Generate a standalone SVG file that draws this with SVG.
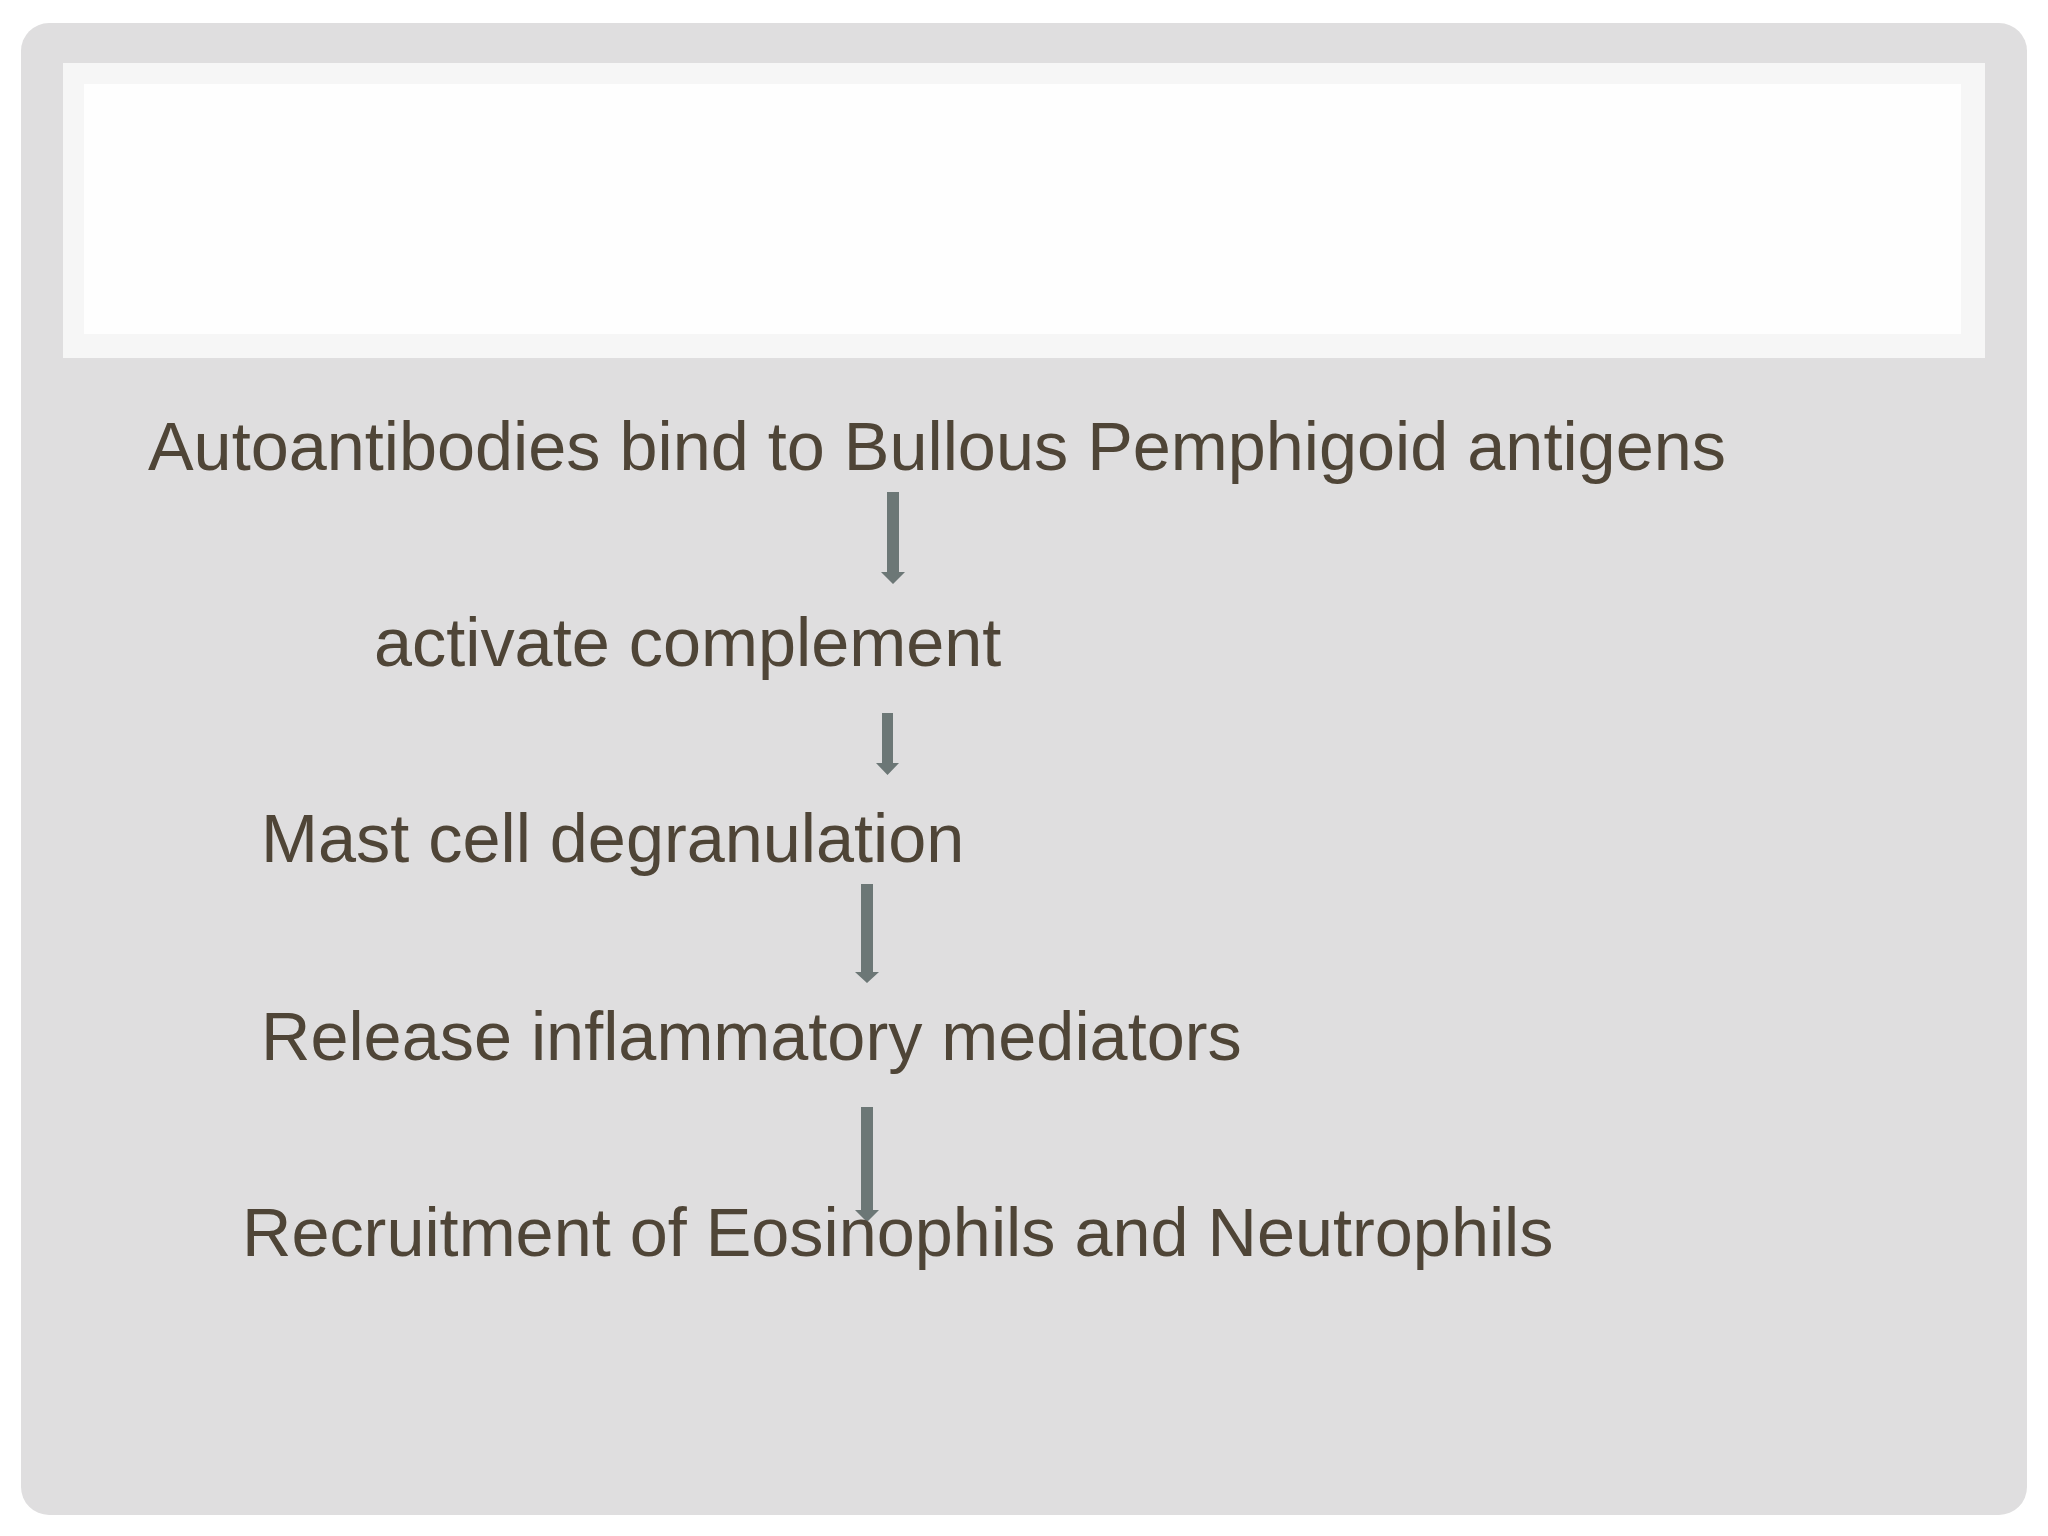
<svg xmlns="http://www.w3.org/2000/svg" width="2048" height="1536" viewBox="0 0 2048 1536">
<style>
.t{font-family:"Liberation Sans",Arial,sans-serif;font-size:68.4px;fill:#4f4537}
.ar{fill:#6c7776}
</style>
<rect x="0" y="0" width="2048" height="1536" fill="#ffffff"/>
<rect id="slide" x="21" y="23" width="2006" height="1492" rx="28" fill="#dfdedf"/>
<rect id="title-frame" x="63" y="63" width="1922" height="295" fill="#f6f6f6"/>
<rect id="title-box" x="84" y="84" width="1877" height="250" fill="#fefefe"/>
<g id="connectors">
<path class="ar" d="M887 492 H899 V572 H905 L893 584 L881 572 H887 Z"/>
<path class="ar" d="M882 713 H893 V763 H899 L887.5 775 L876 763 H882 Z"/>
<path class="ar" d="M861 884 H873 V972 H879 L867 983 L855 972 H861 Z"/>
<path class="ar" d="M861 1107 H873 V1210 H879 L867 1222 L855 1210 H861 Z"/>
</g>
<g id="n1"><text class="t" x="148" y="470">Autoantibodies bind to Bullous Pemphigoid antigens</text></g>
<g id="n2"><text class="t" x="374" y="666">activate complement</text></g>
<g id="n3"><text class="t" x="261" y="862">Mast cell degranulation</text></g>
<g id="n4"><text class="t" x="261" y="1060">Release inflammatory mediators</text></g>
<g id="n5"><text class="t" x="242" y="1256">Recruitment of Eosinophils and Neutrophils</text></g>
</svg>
━━━━━━━━
**Task brief**: Retype everything in the material word for word, minus pictures.

**Answer for this exercise**:
Generate a standalone SVG file that draws this with SVG.
<svg xmlns="http://www.w3.org/2000/svg" width="2048" height="1536" viewBox="0 0 2048 1536">
<style>
.t{font-family:"Liberation Sans",Arial,sans-serif;font-size:68.4px;fill:#4f4537}
.ar{fill:#6c7776}
</style>
<rect x="0" y="0" width="2048" height="1536" fill="#ffffff"/>
<rect id="slide" x="21" y="23" width="2006" height="1492" rx="28" fill="#dfdedf"/>
<rect id="title-frame" x="63" y="63" width="1922" height="295" fill="#f6f6f6"/>
<rect id="title-box" x="84" y="84" width="1877" height="250" fill="#fefefe"/>
<g id="connectors">
<path class="ar" d="M887 492 H899 V572 H905 L893 584 L881 572 H887 Z"/>
<path class="ar" d="M882 713 H893 V763 H899 L887.5 775 L876 763 H882 Z"/>
<path class="ar" d="M861 884 H873 V972 H879 L867 983 L855 972 H861 Z"/>
<path class="ar" d="M861 1107 H873 V1210 H879 L867 1222 L855 1210 H861 Z"/>
</g>
<g id="n1"><text class="t" x="148" y="470">Autoantibodies bind to Bullous Pemphigoid antigens</text></g>
<g id="n2"><text class="t" x="374" y="666">activate complement</text></g>
<g id="n3"><text class="t" x="261" y="862">Mast cell degranulation</text></g>
<g id="n4"><text class="t" x="261" y="1060">Release inflammatory mediators</text></g>
<g id="n5"><text class="t" x="242" y="1256">Recruitment of Eosinophils and Neutrophils</text></g>
</svg>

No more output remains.